Prompt:
Reproduce the material in full, unchanged.

Data section:
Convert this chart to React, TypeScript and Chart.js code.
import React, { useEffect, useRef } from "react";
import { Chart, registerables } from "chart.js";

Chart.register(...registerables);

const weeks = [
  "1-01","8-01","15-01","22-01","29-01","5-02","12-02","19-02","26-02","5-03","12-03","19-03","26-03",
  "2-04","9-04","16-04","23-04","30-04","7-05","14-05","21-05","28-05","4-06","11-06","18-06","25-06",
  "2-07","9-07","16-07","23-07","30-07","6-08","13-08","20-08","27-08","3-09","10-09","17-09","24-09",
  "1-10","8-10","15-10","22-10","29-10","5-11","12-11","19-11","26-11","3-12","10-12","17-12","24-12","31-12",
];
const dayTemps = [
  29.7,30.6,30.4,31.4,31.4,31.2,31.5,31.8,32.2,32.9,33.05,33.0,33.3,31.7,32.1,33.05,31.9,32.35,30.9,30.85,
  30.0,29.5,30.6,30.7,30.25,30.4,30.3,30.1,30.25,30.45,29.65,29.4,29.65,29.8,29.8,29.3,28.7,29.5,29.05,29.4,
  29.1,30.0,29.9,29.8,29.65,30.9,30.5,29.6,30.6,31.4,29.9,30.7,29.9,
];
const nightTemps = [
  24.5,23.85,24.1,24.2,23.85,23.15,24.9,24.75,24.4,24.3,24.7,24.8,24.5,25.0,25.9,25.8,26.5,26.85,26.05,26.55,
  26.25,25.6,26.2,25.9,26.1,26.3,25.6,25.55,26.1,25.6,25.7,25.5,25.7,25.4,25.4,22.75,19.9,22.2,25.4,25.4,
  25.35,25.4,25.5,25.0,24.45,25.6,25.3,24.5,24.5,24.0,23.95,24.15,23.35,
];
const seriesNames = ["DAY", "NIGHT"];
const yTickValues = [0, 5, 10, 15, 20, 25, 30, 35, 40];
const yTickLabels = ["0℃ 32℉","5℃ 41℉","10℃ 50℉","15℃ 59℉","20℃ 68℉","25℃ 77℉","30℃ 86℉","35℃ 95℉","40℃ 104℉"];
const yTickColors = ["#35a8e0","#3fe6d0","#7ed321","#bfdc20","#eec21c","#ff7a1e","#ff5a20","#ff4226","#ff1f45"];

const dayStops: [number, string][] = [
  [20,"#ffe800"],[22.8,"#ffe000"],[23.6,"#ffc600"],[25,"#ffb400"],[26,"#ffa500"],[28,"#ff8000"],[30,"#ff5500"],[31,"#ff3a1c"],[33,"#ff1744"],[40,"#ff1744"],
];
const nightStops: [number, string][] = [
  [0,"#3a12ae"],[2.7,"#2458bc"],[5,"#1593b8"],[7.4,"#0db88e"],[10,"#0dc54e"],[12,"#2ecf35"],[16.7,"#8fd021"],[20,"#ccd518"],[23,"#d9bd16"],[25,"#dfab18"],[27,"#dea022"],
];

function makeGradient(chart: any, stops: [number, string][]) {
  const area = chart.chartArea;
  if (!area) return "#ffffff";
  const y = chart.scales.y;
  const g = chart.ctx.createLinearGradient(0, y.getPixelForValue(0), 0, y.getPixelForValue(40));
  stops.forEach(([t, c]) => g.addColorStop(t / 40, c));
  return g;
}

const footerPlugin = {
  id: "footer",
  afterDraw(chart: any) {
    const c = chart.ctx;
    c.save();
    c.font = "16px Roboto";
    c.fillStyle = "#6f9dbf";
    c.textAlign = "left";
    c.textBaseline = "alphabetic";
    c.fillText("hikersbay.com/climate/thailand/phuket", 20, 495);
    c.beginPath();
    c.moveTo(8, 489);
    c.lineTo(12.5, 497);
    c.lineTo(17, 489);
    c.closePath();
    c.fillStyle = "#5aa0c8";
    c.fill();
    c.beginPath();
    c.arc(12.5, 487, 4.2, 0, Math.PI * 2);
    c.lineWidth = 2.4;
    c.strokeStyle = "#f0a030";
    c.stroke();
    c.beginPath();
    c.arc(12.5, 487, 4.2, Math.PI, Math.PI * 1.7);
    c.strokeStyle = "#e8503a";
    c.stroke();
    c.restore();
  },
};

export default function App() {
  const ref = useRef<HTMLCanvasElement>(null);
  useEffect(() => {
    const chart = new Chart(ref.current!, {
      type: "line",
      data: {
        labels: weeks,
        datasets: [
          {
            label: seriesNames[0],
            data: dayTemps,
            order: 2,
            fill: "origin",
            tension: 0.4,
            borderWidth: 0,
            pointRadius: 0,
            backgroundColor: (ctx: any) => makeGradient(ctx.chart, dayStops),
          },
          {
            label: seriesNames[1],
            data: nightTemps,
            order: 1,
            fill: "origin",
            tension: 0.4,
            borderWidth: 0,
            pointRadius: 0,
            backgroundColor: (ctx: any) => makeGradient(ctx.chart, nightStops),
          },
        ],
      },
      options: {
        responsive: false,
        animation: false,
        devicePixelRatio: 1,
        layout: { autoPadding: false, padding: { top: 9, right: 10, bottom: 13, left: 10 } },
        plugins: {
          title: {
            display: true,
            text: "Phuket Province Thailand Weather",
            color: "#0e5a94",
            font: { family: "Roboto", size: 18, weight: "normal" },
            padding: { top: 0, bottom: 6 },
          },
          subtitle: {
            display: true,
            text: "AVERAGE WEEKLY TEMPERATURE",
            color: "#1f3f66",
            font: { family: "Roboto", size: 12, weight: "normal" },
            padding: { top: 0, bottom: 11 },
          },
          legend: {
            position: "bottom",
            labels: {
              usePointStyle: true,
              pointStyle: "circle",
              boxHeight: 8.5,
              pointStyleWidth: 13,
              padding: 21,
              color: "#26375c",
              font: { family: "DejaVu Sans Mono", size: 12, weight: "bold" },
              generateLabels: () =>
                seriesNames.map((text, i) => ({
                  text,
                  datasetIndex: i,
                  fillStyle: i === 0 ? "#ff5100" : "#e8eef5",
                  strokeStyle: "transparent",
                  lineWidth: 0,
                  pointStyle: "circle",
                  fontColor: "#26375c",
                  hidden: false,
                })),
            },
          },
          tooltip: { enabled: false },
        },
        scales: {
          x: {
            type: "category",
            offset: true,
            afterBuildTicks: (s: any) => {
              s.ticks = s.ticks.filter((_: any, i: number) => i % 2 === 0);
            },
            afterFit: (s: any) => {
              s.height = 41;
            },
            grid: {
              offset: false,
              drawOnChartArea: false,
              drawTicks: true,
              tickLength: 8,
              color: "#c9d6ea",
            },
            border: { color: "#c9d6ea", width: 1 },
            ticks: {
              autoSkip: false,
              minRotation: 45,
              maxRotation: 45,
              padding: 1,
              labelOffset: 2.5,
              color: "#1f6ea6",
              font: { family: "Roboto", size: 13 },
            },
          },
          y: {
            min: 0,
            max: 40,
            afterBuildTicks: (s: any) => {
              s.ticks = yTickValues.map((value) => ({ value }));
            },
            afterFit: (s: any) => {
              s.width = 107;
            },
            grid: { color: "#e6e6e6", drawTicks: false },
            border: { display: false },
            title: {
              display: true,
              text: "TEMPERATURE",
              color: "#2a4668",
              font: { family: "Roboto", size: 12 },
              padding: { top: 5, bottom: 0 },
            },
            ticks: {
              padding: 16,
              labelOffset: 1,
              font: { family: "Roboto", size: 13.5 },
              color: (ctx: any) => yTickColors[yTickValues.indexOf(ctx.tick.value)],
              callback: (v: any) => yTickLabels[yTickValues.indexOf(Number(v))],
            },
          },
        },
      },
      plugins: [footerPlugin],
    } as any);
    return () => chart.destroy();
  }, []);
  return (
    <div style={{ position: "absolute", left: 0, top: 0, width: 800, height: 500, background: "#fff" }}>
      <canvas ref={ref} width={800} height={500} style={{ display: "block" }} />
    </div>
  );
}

Task answer:
Convert this chart to React, TypeScript and Chart.js code.
import React, { useEffect, useRef } from "react";
import { Chart, registerables } from "chart.js";

Chart.register(...registerables);

const weeks = [
  "1-01","8-01","15-01","22-01","29-01","5-02","12-02","19-02","26-02","5-03","12-03","19-03","26-03",
  "2-04","9-04","16-04","23-04","30-04","7-05","14-05","21-05","28-05","4-06","11-06","18-06","25-06",
  "2-07","9-07","16-07","23-07","30-07","6-08","13-08","20-08","27-08","3-09","10-09","17-09","24-09",
  "1-10","8-10","15-10","22-10","29-10","5-11","12-11","19-11","26-11","3-12","10-12","17-12","24-12","31-12",
];
const dayTemps = [
  29.7,30.6,30.4,31.4,31.4,31.2,31.5,31.8,32.2,32.9,33.05,33.0,33.3,31.7,32.1,33.05,31.9,32.35,30.9,30.85,
  30.0,29.5,30.6,30.7,30.25,30.4,30.3,30.1,30.25,30.45,29.65,29.4,29.65,29.8,29.8,29.3,28.7,29.5,29.05,29.4,
  29.1,30.0,29.9,29.8,29.65,30.9,30.5,29.6,30.6,31.4,29.9,30.7,29.9,
];
const nightTemps = [
  24.5,23.85,24.1,24.2,23.85,23.15,24.9,24.75,24.4,24.3,24.7,24.8,24.5,25.0,25.9,25.8,26.5,26.85,26.05,26.55,
  26.25,25.6,26.2,25.9,26.1,26.3,25.6,25.55,26.1,25.6,25.7,25.5,25.7,25.4,25.4,22.75,19.9,22.2,25.4,25.4,
  25.35,25.4,25.5,25.0,24.45,25.6,25.3,24.5,24.5,24.0,23.95,24.15,23.35,
];
const seriesNames = ["DAY", "NIGHT"];
const yTickValues = [0, 5, 10, 15, 20, 25, 30, 35, 40];
const yTickLabels = ["0℃ 32℉","5℃ 41℉","10℃ 50℉","15℃ 59℉","20℃ 68℉","25℃ 77℉","30℃ 86℉","35℃ 95℉","40℃ 104℉"];
const yTickColors = ["#35a8e0","#3fe6d0","#7ed321","#bfdc20","#eec21c","#ff7a1e","#ff5a20","#ff4226","#ff1f45"];

const dayStops: [number, string][] = [
  [20,"#ffe800"],[22.8,"#ffe000"],[23.6,"#ffc600"],[25,"#ffb400"],[26,"#ffa500"],[28,"#ff8000"],[30,"#ff5500"],[31,"#ff3a1c"],[33,"#ff1744"],[40,"#ff1744"],
];
const nightStops: [number, string][] = [
  [0,"#3a12ae"],[2.7,"#2458bc"],[5,"#1593b8"],[7.4,"#0db88e"],[10,"#0dc54e"],[12,"#2ecf35"],[16.7,"#8fd021"],[20,"#ccd518"],[23,"#d9bd16"],[25,"#dfab18"],[27,"#dea022"],
];

function makeGradient(chart: any, stops: [number, string][]) {
  const area = chart.chartArea;
  if (!area) return "#ffffff";
  const y = chart.scales.y;
  const g = chart.ctx.createLinearGradient(0, y.getPixelForValue(0), 0, y.getPixelForValue(40));
  stops.forEach(([t, c]) => g.addColorStop(t / 40, c));
  return g;
}

const footerPlugin = {
  id: "footer",
  afterDraw(chart: any) {
    const c = chart.ctx;
    c.save();
    c.font = "16px Roboto";
    c.fillStyle = "#6f9dbf";
    c.textAlign = "left";
    c.textBaseline = "alphabetic";
    c.fillText("hikersbay.com/climate/thailand/phuket", 20, 495);
    c.beginPath();
    c.moveTo(8, 489);
    c.lineTo(12.5, 497);
    c.lineTo(17, 489);
    c.closePath();
    c.fillStyle = "#5aa0c8";
    c.fill();
    c.beginPath();
    c.arc(12.5, 487, 4.2, 0, Math.PI * 2);
    c.lineWidth = 2.4;
    c.strokeStyle = "#f0a030";
    c.stroke();
    c.beginPath();
    c.arc(12.5, 487, 4.2, Math.PI, Math.PI * 1.7);
    c.strokeStyle = "#e8503a";
    c.stroke();
    c.restore();
  },
};

export default function App() {
  const ref = useRef<HTMLCanvasElement>(null);
  useEffect(() => {
    const chart = new Chart(ref.current!, {
      type: "line",
      data: {
        labels: weeks,
        datasets: [
          {
            label: seriesNames[0],
            data: dayTemps,
            order: 2,
            fill: "origin",
            tension: 0.4,
            borderWidth: 0,
            pointRadius: 0,
            backgroundColor: (ctx: any) => makeGradient(ctx.chart, dayStops),
          },
          {
            label: seriesNames[1],
            data: nightTemps,
            order: 1,
            fill: "origin",
            tension: 0.4,
            borderWidth: 0,
            pointRadius: 0,
            backgroundColor: (ctx: any) => makeGradient(ctx.chart, nightStops),
          },
        ],
      },
      options: {
        responsive: false,
        animation: false,
        devicePixelRatio: 1,
        layout: { autoPadding: false, padding: { top: 9, right: 10, bottom: 13, left: 10 } },
        plugins: {
          title: {
            display: true,
            text: "Phuket Province Thailand Weather",
            color: "#0e5a94",
            font: { family: "Roboto", size: 18, weight: "normal" },
            padding: { top: 0, bottom: 6 },
          },
          subtitle: {
            display: true,
            text: "AVERAGE WEEKLY TEMPERATURE",
            color: "#1f3f66",
            font: { family: "Roboto", size: 12, weight: "normal" },
            padding: { top: 0, bottom: 11 },
          },
          legend: {
            position: "bottom",
            labels: {
              usePointStyle: true,
              pointStyle: "circle",
              boxHeight: 8.5,
              pointStyleWidth: 13,
              padding: 21,
              color: "#26375c",
              font: { family: "DejaVu Sans Mono", size: 12, weight: "bold" },
              generateLabels: () =>
                seriesNames.map((text, i) => ({
                  text,
                  datasetIndex: i,
                  fillStyle: i === 0 ? "#ff5100" : "#e8eef5",
                  strokeStyle: "transparent",
                  lineWidth: 0,
                  pointStyle: "circle",
                  fontColor: "#26375c",
                  hidden: false,
                })),
            },
          },
          tooltip: { enabled: false },
        },
        scales: {
          x: {
            type: "category",
            offset: true,
            afterBuildTicks: (s: any) => {
              s.ticks = s.ticks.filter((_: any, i: number) => i % 2 === 0);
            },
            afterFit: (s: any) => {
              s.height = 41;
            },
            grid: {
              offset: false,
              drawOnChartArea: false,
              drawTicks: true,
              tickLength: 8,
              color: "#c9d6ea",
            },
            border: { color: "#c9d6ea", width: 1 },
            ticks: {
              autoSkip: false,
              minRotation: 45,
              maxRotation: 45,
              padding: 1,
              labelOffset: 2.5,
              color: "#1f6ea6",
              font: { family: "Roboto", size: 13 },
            },
          },
          y: {
            min: 0,
            max: 40,
            afterBuildTicks: (s: any) => {
              s.ticks = yTickValues.map((value) => ({ value }));
            },
            afterFit: (s: any) => {
              s.width = 107;
            },
            grid: { color: "#e6e6e6", drawTicks: false },
            border: { display: false },
            title: {
              display: true,
              text: "TEMPERATURE",
              color: "#2a4668",
              font: { family: "Roboto", size: 12 },
              padding: { top: 5, bottom: 0 },
            },
            ticks: {
              padding: 16,
              labelOffset: 1,
              font: { family: "Roboto", size: 13.5 },
              color: (ctx: any) => yTickColors[yTickValues.indexOf(ctx.tick.value)],
              callback: (v: any) => yTickLabels[yTickValues.indexOf(Number(v))],
            },
          },
        },
      },
      plugins: [footerPlugin],
    } as any);
    return () => chart.destroy();
  }, []);
  return (
    <div style={{ position: "absolute", left: 0, top: 0, width: 800, height: 500, background: "#fff" }}>
      <canvas ref={ref} width={800} height={500} style={{ display: "block" }} />
    </div>
  );
}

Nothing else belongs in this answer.